401d Interfacial Dynamics in Stokes Flow Via a Three-Dimensional Fully-Implicit Interfacial Spectral Boundary Element Algorithm

Panagiotis Dimitrakopoulos, University of Maryland, 2113 Chemical Engineering, University of Maryland, College Park, MD 20742-2111

Since the pioneering work of Youngren and Acrivos (JFM, 1976) thirty years ago, interfacial dynamics in Stokes flow and/or gravity has been implemented through explicit time integration of boundary integral schemes which require that the time step is sufficiently small to ensure numerical stability. To avoid this difficulty, we have developed an efficient, fully-implicit time integration algorithm based on a mathematically rigorous combination of implicit formulas with a Jacobian-free three-dimensional Newton method. The resulting algorithm preserves the stability of the employed implicit formula and thus it has excellent stability properties, e.g. it is not affected by the Courant condition or by physical stiffness such as that associated with the critical conditions of interfacial deformation.
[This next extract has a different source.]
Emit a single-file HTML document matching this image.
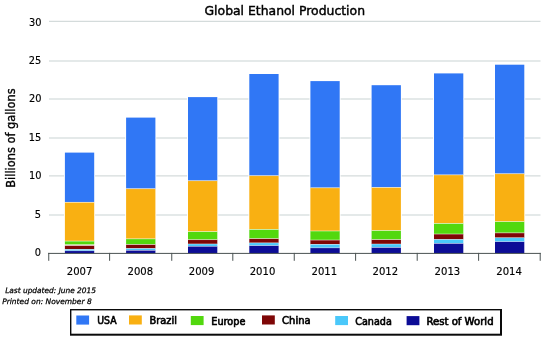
<!DOCTYPE html>
<html><head><meta charset="utf-8"><title>Global Ethanol Production</title>
<style>html,body{margin:0;padding:0;background:#fff}svg{display:block}</style></head>
<body>
<svg width="543" height="337" viewBox="0 0 543 337">
<rect width="543" height="337" fill="#fff"/>
<rect x="49" y="20.80" width="491.5" height="1" fill="#cad3d3"/>
<rect x="49" y="60.50" width="491.5" height="1" fill="#cad3d3"/>
<rect x="49" y="98.50" width="491.5" height="1" fill="#cad3d3"/>
<rect x="49" y="137.50" width="491.5" height="1" fill="#cad3d3"/>
<rect x="49" y="175.40" width="491.5" height="1" fill="#cad3d3"/>
<rect x="49" y="214.50" width="491.5" height="1" fill="#cad3d3"/>
<rect x="64.00" y="151.40" width="31.10" height="101.90" fill="#fff"/>
<rect x="64.90" y="152.60" width="29.3" height="49.61" fill="#3077f5"/>
<rect x="64.90" y="202.21" width="29.3" height="38.85" fill="#f9b012"/>
<rect x="64.90" y="241.06" width="29.3" height="4.41" fill="#fbf3e6"/>
<rect x="64.90" y="241.06" width="29.3" height="3.30" fill="#52d80e"/>
<rect x="64.90" y="245.47" width="29.3" height="3.76" fill="#7e0606"/>
<rect x="64.90" y="249.23" width="29.3" height="1.63" fill="#4ac8fa"/>
<rect x="64.90" y="250.86" width="29.3" height="2.44" fill="#0c0c96"/>
<rect x="64.90" y="201.96" width="29.3" height="0.5" fill="#fff"/>
<rect x="64.90" y="240.81" width="29.3" height="0.5" fill="#fff"/>
<rect x="64.90" y="245.22" width="29.3" height="0.5" fill="#fff"/>
<rect x="64.90" y="249.03" width="29.3" height="0.4" fill="#fff"/>
<rect x="64.90" y="250.66" width="29.3" height="0.4" fill="#fff"/>
<rect x="125.20" y="116.40" width="31.10" height="136.90" fill="#fff"/>
<rect x="126.10" y="117.60" width="29.3" height="71.19" fill="#3077f5"/>
<rect x="126.10" y="188.79" width="29.3" height="50.09" fill="#f9b012"/>
<rect x="126.10" y="238.88" width="29.3" height="5.68" fill="#52d80e"/>
<rect x="126.10" y="244.56" width="29.3" height="3.89" fill="#7e0606"/>
<rect x="126.10" y="248.45" width="29.3" height="1.84" fill="#4ac8fa"/>
<rect x="126.10" y="250.29" width="29.3" height="3.01" fill="#0c0c96"/>
<rect x="126.10" y="188.54" width="29.3" height="0.5" fill="#fff"/>
<rect x="126.10" y="238.63" width="29.3" height="0.5" fill="#fff"/>
<rect x="126.10" y="244.31" width="29.3" height="0.5" fill="#fff"/>
<rect x="126.10" y="248.25" width="29.3" height="0.4" fill="#fff"/>
<rect x="126.10" y="250.09" width="29.3" height="0.4" fill="#fff"/>
<rect x="187.10" y="95.90" width="31.10" height="157.40" fill="#fff"/>
<rect x="188.00" y="97.10" width="29.3" height="83.71" fill="#3077f5"/>
<rect x="188.00" y="180.81" width="29.3" height="50.91" fill="#f9b012"/>
<rect x="188.00" y="231.73" width="29.3" height="8.05" fill="#52d80e"/>
<rect x="188.00" y="239.78" width="29.3" height="4.20" fill="#7e0606"/>
<rect x="188.00" y="243.97" width="29.3" height="2.25" fill="#4ac8fa"/>
<rect x="188.00" y="246.23" width="29.3" height="7.07" fill="#0c0c96"/>
<rect x="188.00" y="180.56" width="29.3" height="0.5" fill="#fff"/>
<rect x="188.00" y="231.48" width="29.3" height="0.5" fill="#fff"/>
<rect x="188.00" y="239.53" width="29.3" height="0.5" fill="#fff"/>
<rect x="188.00" y="243.77" width="29.3" height="0.4" fill="#fff"/>
<rect x="188.00" y="246.03" width="29.3" height="0.4" fill="#fff"/>
<rect x="248.40" y="72.80" width="31.10" height="180.50" fill="#fff"/>
<rect x="249.30" y="74.00" width="29.3" height="101.78" fill="#3077f5"/>
<rect x="249.30" y="175.78" width="29.3" height="53.58" fill="#f9b012"/>
<rect x="249.30" y="229.36" width="29.3" height="9.36" fill="#52d80e"/>
<rect x="249.30" y="238.72" width="29.3" height="4.20" fill="#7e0606"/>
<rect x="249.30" y="242.91" width="29.3" height="2.76" fill="#4ac8fa"/>
<rect x="249.30" y="245.68" width="29.3" height="7.62" fill="#0c0c96"/>
<rect x="249.30" y="175.53" width="29.3" height="0.5" fill="#fff"/>
<rect x="249.30" y="229.11" width="29.3" height="0.5" fill="#fff"/>
<rect x="249.30" y="238.47" width="29.3" height="0.5" fill="#fff"/>
<rect x="249.30" y="242.71" width="29.3" height="0.4" fill="#fff"/>
<rect x="249.30" y="245.48" width="29.3" height="0.4" fill="#fff"/>
<rect x="309.50" y="79.90" width="31.10" height="173.40" fill="#fff"/>
<rect x="310.40" y="81.10" width="29.3" height="106.75" fill="#3077f5"/>
<rect x="310.40" y="187.85" width="29.3" height="43.14" fill="#f9b012"/>
<rect x="310.40" y="230.99" width="29.3" height="9.04" fill="#52d80e"/>
<rect x="310.40" y="240.03" width="29.3" height="4.30" fill="#7e0606"/>
<rect x="310.40" y="244.32" width="29.3" height="3.58" fill="#4ac8fa"/>
<rect x="310.40" y="247.90" width="29.3" height="5.40" fill="#0c0c96"/>
<rect x="310.40" y="187.60" width="29.3" height="0.5" fill="#fff"/>
<rect x="310.40" y="230.74" width="29.3" height="0.5" fill="#fff"/>
<rect x="310.40" y="239.78" width="29.3" height="0.5" fill="#fff"/>
<rect x="310.40" y="244.12" width="29.3" height="0.4" fill="#fff"/>
<rect x="310.40" y="247.70" width="29.3" height="0.4" fill="#fff"/>
<rect x="370.70" y="84.00" width="31.10" height="169.30" fill="#fff"/>
<rect x="371.60" y="85.20" width="29.3" height="102.22" fill="#3077f5"/>
<rect x="371.60" y="187.42" width="29.3" height="43.17" fill="#f9b012"/>
<rect x="371.60" y="230.58" width="29.3" height="9.13" fill="#52d80e"/>
<rect x="371.60" y="239.71" width="29.3" height="4.30" fill="#7e0606"/>
<rect x="371.60" y="244.00" width="29.3" height="3.48" fill="#4ac8fa"/>
<rect x="371.60" y="247.48" width="29.3" height="5.82" fill="#0c0c96"/>
<rect x="371.60" y="187.17" width="29.3" height="0.5" fill="#fff"/>
<rect x="371.60" y="230.33" width="29.3" height="0.5" fill="#fff"/>
<rect x="371.60" y="239.46" width="29.3" height="0.5" fill="#fff"/>
<rect x="371.60" y="243.80" width="29.3" height="0.4" fill="#fff"/>
<rect x="371.60" y="247.28" width="29.3" height="0.4" fill="#fff"/>
<rect x="433.10" y="72.20" width="31.10" height="181.10" fill="#fff"/>
<rect x="434.00" y="73.40" width="29.3" height="101.50" fill="#3077f5"/>
<rect x="434.00" y="174.90" width="29.3" height="48.51" fill="#f9b012"/>
<rect x="434.00" y="223.41" width="29.3" height="10.61" fill="#52d80e"/>
<rect x="434.00" y="234.02" width="29.3" height="5.39" fill="#7e0606"/>
<rect x="434.00" y="239.41" width="29.3" height="4.05" fill="#4ac8fa"/>
<rect x="434.00" y="243.45" width="29.3" height="9.85" fill="#0c0c96"/>
<rect x="434.00" y="174.65" width="29.3" height="0.5" fill="#fff"/>
<rect x="434.00" y="223.16" width="29.3" height="0.5" fill="#fff"/>
<rect x="434.00" y="233.77" width="29.3" height="0.5" fill="#fff"/>
<rect x="434.00" y="239.21" width="29.3" height="0.4" fill="#fff"/>
<rect x="434.00" y="243.25" width="29.3" height="0.4" fill="#fff"/>
<rect x="494.10" y="63.50" width="31.10" height="189.80" fill="#fff"/>
<rect x="495.00" y="64.70" width="29.3" height="109.11" fill="#3077f5"/>
<rect x="495.00" y="173.81" width="29.3" height="47.91" fill="#f9b012"/>
<rect x="495.00" y="221.72" width="29.3" height="11.18" fill="#52d80e"/>
<rect x="495.00" y="232.91" width="29.3" height="4.91" fill="#7e0606"/>
<rect x="495.00" y="237.82" width="29.3" height="3.95" fill="#4ac8fa"/>
<rect x="495.00" y="241.77" width="29.3" height="11.53" fill="#0c0c96"/>
<rect x="495.00" y="173.56" width="29.3" height="0.5" fill="#fff"/>
<rect x="495.00" y="221.47" width="29.3" height="0.5" fill="#fff"/>
<rect x="495.00" y="232.66" width="29.3" height="0.5" fill="#fff"/>
<rect x="495.00" y="237.62" width="29.3" height="0.4" fill="#fff"/>
<rect x="495.00" y="241.57" width="29.3" height="0.4" fill="#fff"/>
<rect x="48.2" y="252.9" width="492.5" height="1" fill="#4b5353"/>
<rect x="48.25" y="252.9" width="1" height="7.9" fill="#4b5353"/>
<rect x="109.10" y="252.9" width="1" height="7.9" fill="#4b5353"/>
<rect x="171.25" y="252.9" width="1" height="7.9" fill="#4b5353"/>
<rect x="232.30" y="252.9" width="1" height="7.9" fill="#4b5353"/>
<rect x="293.75" y="252.9" width="1" height="7.9" fill="#4b5353"/>
<rect x="355.10" y="252.9" width="1" height="7.9" fill="#4b5353"/>
<rect x="416.70" y="252.9" width="1" height="7.9" fill="#4b5353"/>
<rect x="478.10" y="252.9" width="1" height="7.9" fill="#4b5353"/>
<rect x="539.70" y="252.9" width="1" height="7.9" fill="#4b5353"/>
<g font-family="'DejaVu Sans', 'Liberation Sans', sans-serif" fill="#000" stroke="#000" stroke-width="0.25">
<text x="204.5" y="14.7" font-size="13" stroke-width="0.45" textLength="160.5" lengthAdjust="spacingAndGlyphs">Global Ethanol Production</text>
<text x="41.4" y="25.5" font-size="10" stroke-width="0.15" text-anchor="end" textLength="12.50" lengthAdjust="spacingAndGlyphs">30</text>
<text x="41.3" y="63.6" font-size="10" stroke-width="0.15" text-anchor="end" textLength="12.50" lengthAdjust="spacingAndGlyphs">25</text>
<text x="41.4" y="102.1" font-size="10" stroke-width="0.15" text-anchor="end" textLength="12.50" lengthAdjust="spacingAndGlyphs">20</text>
<text x="41.3" y="140.6" font-size="10" stroke-width="0.15" text-anchor="end" textLength="12.50" lengthAdjust="spacingAndGlyphs">15</text>
<text x="41.4" y="179.1" font-size="10" stroke-width="0.15" text-anchor="end" textLength="12.50" lengthAdjust="spacingAndGlyphs">10</text>
<text x="41.0" y="217.7" font-size="10" stroke-width="0.15" text-anchor="end" textLength="6.25" lengthAdjust="spacingAndGlyphs">5</text>
<text x="41.0" y="256.1" font-size="10" stroke-width="0.15" text-anchor="end" textLength="6.25" lengthAdjust="spacingAndGlyphs">0</text>
<text x="79.60" y="274.5" font-size="10" stroke-width="0.15" text-anchor="middle" textLength="25.6" lengthAdjust="spacingAndGlyphs">2007</text>
<text x="140.30" y="274.5" font-size="10" stroke-width="0.15" text-anchor="middle" textLength="25.6" lengthAdjust="spacingAndGlyphs">2008</text>
<text x="201.60" y="274.5" font-size="10" stroke-width="0.15" text-anchor="middle" textLength="25.6" lengthAdjust="spacingAndGlyphs">2009</text>
<text x="262.50" y="274.5" font-size="10" stroke-width="0.15" text-anchor="middle" textLength="25.6" lengthAdjust="spacingAndGlyphs">2010</text>
<text x="324.30" y="274.5" font-size="10" stroke-width="0.15" text-anchor="middle" textLength="25.6" lengthAdjust="spacingAndGlyphs">2011</text>
<text x="385.30" y="274.5" font-size="10" stroke-width="0.15" text-anchor="middle" textLength="25.6" lengthAdjust="spacingAndGlyphs">2012</text>
<text x="447.40" y="274.5" font-size="10" stroke-width="0.15" text-anchor="middle" textLength="25.6" lengthAdjust="spacingAndGlyphs">2013</text>
<text x="509.10" y="274.5" font-size="10" stroke-width="0.15" text-anchor="middle" textLength="25.6" lengthAdjust="spacingAndGlyphs">2014</text>
<text transform="translate(14.8,187.7) rotate(-90)" font-size="11.8" stroke-width="0.35" textLength="99.3" lengthAdjust="spacingAndGlyphs">Billions of gallons</text>
<text x="5.2" y="292.6" font-size="7.5" font-style="italic" textLength="90.8" lengthAdjust="spacingAndGlyphs" stroke-width="0.25">Last updated: June 2015</text>
<text x="2.2" y="304" font-size="7.5" font-style="italic" textLength="89.5" lengthAdjust="spacingAndGlyphs" stroke-width="0.25">Printed on: November 8</text>
</g>
<rect x="70" y="309" width="432" height="26.7" fill="#0a0a0a"/>
<rect x="71.4" y="310.4" width="428.6" height="23.3" fill="#fff"/>
<g font-family="'DejaVu Sans', 'Liberation Sans', sans-serif" fill="#000" font-size="9.7" stroke="#000" stroke-width="0.6">
<rect x="76.3" y="315.5" width="12.8" height="9.1" fill="#3077f5" stroke="none"/>
<text x="97.3" y="324.4" textLength="19.3" lengthAdjust="spacingAndGlyphs">USA</text>
<rect x="129" y="315.4" width="12.8" height="9.1" fill="#f9b012" stroke="none"/>
<text x="149.5" y="324.4" textLength="27.4" lengthAdjust="spacingAndGlyphs">Brazil</text>
<rect x="190.8" y="316.0" width="12.8" height="9.1" fill="#52d80e" stroke="none"/>
<text x="211.3" y="324.6" textLength="34.1" lengthAdjust="spacingAndGlyphs">Europe</text>
<rect x="262" y="315.4" width="12.8" height="9.1" fill="#7e0606" stroke="none"/>
<text x="282.1" y="324.1" textLength="28.5" lengthAdjust="spacingAndGlyphs">China</text>
<rect x="335.2" y="316.0" width="12.8" height="9.1" fill="#4ac8fa" stroke="none"/>
<text x="355.2" y="324.6" textLength="36.6" lengthAdjust="spacingAndGlyphs">Canada</text>
<rect x="406.6" y="316.1" width="12.8" height="9.1" fill="#0c0c96" stroke="none"/>
<text x="426.4" y="324.6" textLength="67.2" lengthAdjust="spacingAndGlyphs">Rest of World</text>
</g>
</svg>
</body></html>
In this talk, we present our results, and comparisons with previous experimental, analytical and computational studies, in an array of different problems. In particular, we consider the deformation of free-suspended droplets in both subcritical and supercritical flows, interfaces in close contact with other interfaces or with solid walls as well as the dynamics of viscous droplets attached to rough solid substrates in shearing flows.